#### Data supplied ####

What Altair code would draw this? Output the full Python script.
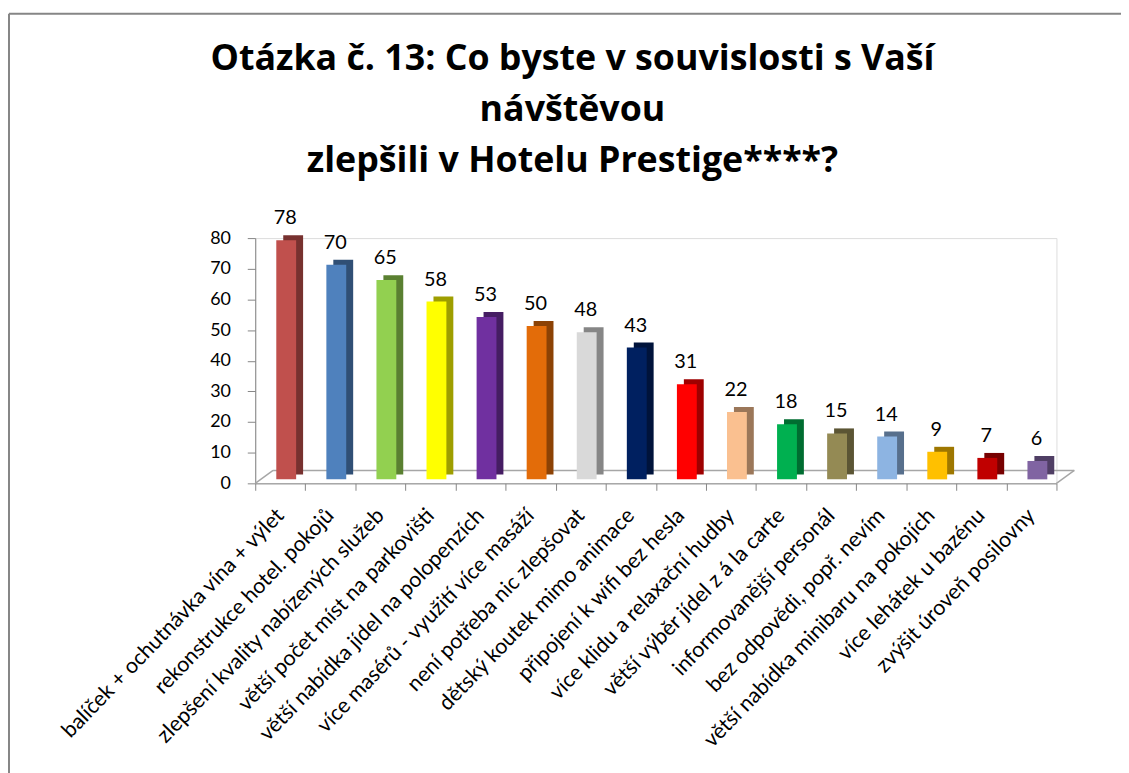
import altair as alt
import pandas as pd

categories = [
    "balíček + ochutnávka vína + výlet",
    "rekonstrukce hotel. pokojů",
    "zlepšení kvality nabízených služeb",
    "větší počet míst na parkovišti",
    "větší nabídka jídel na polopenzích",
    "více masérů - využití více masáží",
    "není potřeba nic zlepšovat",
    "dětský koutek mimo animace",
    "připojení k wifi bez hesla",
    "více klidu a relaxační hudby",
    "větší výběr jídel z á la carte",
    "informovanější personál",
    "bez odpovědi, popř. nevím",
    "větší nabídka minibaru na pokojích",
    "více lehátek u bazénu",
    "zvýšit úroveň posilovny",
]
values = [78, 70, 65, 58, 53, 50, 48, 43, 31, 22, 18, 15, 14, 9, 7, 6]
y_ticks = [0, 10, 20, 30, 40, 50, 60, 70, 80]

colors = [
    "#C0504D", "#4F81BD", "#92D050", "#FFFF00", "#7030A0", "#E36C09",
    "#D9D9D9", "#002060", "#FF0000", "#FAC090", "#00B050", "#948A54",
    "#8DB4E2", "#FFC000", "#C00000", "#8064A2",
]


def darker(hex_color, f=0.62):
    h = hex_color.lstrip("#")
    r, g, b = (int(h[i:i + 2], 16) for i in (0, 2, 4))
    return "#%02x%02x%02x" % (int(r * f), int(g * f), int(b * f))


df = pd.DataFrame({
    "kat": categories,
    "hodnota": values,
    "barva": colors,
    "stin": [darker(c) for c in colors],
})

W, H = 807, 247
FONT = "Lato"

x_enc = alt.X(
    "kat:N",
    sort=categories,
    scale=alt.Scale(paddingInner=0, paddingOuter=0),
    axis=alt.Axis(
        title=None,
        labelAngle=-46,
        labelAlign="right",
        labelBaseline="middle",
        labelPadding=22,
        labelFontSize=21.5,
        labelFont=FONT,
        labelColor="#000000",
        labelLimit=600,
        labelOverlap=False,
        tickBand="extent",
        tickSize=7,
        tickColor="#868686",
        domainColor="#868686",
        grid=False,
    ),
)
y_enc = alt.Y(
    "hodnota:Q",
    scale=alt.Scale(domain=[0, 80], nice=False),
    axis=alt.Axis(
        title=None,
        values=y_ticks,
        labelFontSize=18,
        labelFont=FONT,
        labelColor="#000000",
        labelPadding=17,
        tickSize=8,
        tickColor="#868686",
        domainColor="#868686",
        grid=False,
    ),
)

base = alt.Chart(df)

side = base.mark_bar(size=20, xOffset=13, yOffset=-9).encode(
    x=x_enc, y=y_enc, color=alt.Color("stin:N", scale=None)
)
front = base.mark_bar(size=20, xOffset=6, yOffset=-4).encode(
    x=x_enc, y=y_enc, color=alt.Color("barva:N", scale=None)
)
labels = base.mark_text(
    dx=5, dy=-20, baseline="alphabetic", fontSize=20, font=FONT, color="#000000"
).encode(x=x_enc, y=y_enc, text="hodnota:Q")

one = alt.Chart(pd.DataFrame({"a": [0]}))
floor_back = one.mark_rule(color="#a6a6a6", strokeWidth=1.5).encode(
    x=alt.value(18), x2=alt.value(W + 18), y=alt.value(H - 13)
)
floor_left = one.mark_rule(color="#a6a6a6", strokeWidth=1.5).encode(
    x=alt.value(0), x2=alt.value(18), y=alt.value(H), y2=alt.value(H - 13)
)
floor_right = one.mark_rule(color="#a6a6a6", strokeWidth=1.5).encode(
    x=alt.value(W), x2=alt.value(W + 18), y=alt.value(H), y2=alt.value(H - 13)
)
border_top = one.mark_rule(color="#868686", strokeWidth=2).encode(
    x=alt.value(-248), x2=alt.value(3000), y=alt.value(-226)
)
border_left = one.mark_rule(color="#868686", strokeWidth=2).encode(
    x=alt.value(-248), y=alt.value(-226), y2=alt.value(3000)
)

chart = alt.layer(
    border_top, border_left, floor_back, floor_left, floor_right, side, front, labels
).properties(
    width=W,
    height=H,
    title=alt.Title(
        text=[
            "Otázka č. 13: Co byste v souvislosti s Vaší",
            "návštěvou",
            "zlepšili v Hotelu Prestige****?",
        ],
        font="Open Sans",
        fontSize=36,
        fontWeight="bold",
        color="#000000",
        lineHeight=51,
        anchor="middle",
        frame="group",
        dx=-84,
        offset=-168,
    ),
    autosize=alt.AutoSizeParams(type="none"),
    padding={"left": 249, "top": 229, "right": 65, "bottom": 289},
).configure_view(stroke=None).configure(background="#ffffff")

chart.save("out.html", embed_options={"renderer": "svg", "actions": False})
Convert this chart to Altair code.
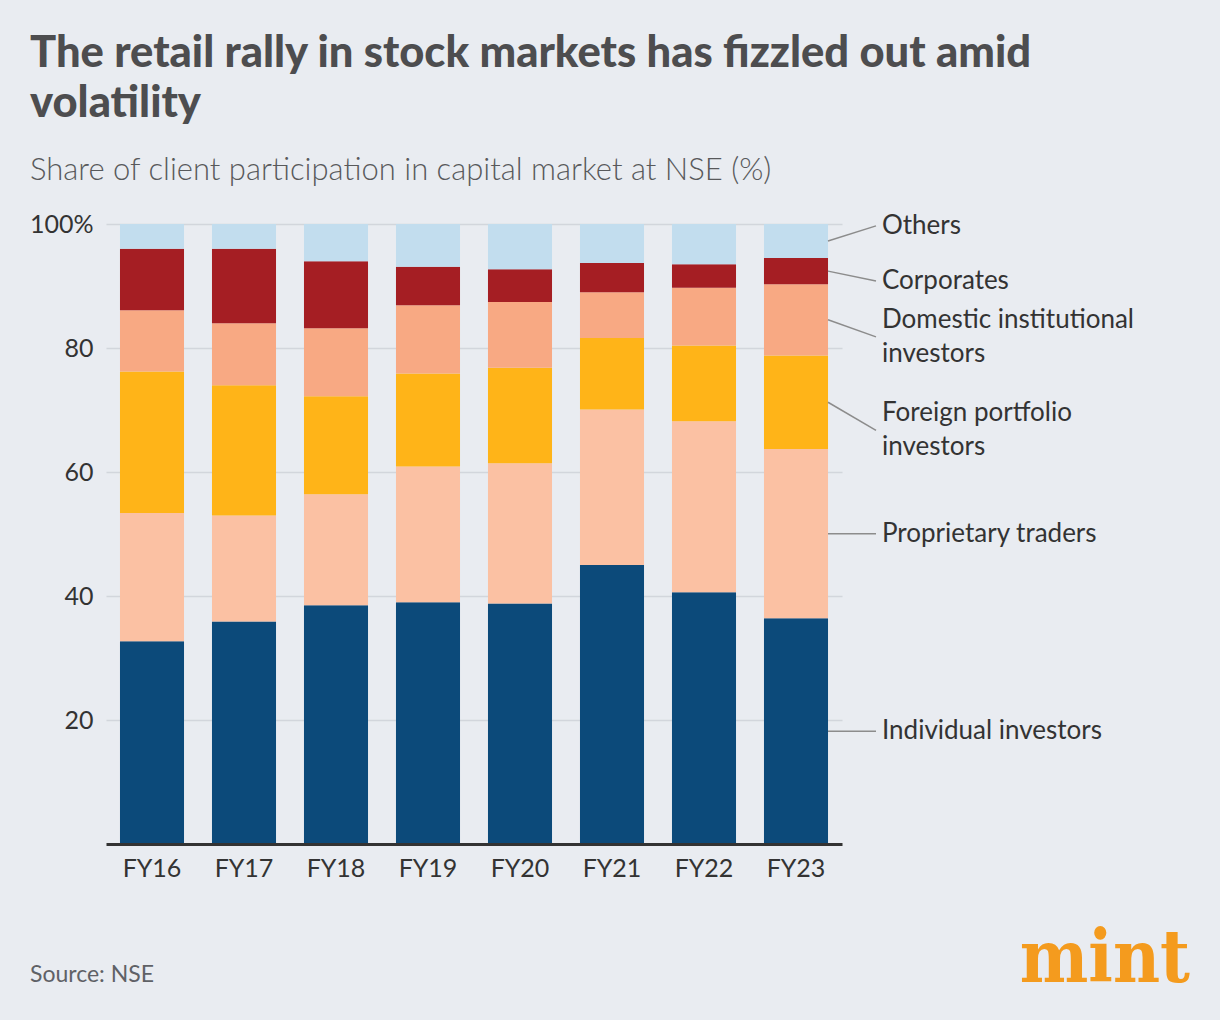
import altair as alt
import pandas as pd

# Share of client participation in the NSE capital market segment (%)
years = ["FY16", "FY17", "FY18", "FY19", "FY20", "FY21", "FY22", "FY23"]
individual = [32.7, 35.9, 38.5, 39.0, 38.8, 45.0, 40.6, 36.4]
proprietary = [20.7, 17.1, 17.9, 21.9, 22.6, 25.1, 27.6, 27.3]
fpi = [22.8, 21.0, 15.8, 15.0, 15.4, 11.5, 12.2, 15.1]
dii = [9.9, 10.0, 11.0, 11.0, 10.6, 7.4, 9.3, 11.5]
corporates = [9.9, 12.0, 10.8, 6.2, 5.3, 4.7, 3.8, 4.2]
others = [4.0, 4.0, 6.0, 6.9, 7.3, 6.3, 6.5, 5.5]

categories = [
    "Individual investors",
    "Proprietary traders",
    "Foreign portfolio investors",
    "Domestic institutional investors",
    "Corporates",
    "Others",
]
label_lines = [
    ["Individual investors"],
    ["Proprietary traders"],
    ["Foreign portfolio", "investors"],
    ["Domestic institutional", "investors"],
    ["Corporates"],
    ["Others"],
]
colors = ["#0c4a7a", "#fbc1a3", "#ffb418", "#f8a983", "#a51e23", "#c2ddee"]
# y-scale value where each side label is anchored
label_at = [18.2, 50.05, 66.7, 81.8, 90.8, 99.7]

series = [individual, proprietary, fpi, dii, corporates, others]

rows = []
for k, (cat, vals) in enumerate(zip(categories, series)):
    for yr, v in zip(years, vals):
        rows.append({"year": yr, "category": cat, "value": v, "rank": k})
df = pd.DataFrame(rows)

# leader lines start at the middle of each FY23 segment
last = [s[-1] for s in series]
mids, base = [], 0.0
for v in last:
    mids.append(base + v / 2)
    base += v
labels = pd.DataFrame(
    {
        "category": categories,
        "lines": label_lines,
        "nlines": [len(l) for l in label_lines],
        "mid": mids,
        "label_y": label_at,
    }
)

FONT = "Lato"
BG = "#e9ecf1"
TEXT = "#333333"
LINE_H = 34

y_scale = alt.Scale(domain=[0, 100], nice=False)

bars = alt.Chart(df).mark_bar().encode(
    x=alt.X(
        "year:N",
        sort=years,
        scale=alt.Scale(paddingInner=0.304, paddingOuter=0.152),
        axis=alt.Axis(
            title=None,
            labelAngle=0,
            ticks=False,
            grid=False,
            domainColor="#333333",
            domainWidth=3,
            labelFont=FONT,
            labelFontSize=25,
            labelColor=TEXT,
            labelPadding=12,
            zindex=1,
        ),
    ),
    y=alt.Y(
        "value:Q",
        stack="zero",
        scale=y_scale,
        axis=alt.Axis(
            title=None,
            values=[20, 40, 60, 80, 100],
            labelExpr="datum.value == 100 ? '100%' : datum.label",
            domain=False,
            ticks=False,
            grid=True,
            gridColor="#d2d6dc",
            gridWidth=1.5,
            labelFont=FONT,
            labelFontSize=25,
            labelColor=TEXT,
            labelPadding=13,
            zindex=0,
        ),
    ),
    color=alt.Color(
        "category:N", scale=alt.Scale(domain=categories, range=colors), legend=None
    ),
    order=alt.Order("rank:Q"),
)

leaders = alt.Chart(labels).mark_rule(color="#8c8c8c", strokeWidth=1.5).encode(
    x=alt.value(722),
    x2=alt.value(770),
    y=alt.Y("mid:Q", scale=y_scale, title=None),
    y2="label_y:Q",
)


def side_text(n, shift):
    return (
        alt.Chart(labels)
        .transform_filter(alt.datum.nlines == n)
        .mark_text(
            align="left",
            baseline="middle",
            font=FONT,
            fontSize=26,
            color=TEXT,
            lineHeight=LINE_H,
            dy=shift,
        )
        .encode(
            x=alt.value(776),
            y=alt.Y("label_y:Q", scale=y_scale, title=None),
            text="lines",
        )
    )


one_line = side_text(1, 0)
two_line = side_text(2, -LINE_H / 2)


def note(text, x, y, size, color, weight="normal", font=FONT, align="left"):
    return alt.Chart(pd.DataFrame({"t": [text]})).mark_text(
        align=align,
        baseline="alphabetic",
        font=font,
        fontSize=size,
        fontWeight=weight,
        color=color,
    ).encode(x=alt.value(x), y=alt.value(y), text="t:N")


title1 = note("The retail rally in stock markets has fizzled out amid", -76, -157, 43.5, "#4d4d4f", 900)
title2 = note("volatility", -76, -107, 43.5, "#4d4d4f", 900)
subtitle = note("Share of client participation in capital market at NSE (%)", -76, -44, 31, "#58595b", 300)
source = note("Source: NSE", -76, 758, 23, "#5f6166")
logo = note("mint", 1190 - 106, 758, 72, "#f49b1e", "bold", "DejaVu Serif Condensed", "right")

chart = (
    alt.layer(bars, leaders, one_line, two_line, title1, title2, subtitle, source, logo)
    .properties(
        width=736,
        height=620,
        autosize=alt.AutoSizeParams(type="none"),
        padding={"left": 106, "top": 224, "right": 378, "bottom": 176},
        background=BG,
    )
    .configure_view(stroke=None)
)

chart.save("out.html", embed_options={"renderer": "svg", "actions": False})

####

## Task to complete:
Pick out the part that begins with the line containing "Convert this chart to Altair code." and finishes with the line containing "others = [4.0, 4.0, 6.0, 6.9, 7.3, 6.3, 6.5, 5.5]", both included. Restate it exactly, without images.

## Exercise result:
Convert this chart to Altair code.
import altair as alt
import pandas as pd

# Share of client participation in the NSE capital market segment (%)
years = ["FY16", "FY17", "FY18", "FY19", "FY20", "FY21", "FY22", "FY23"]
individual = [32.7, 35.9, 38.5, 39.0, 38.8, 45.0, 40.6, 36.4]
proprietary = [20.7, 17.1, 17.9, 21.9, 22.6, 25.1, 27.6, 27.3]
fpi = [22.8, 21.0, 15.8, 15.0, 15.4, 11.5, 12.2, 15.1]
dii = [9.9, 10.0, 11.0, 11.0, 10.6, 7.4, 9.3, 11.5]
corporates = [9.9, 12.0, 10.8, 6.2, 5.3, 4.7, 3.8, 4.2]
others = [4.0, 4.0, 6.0, 6.9, 7.3, 6.3, 6.5, 5.5]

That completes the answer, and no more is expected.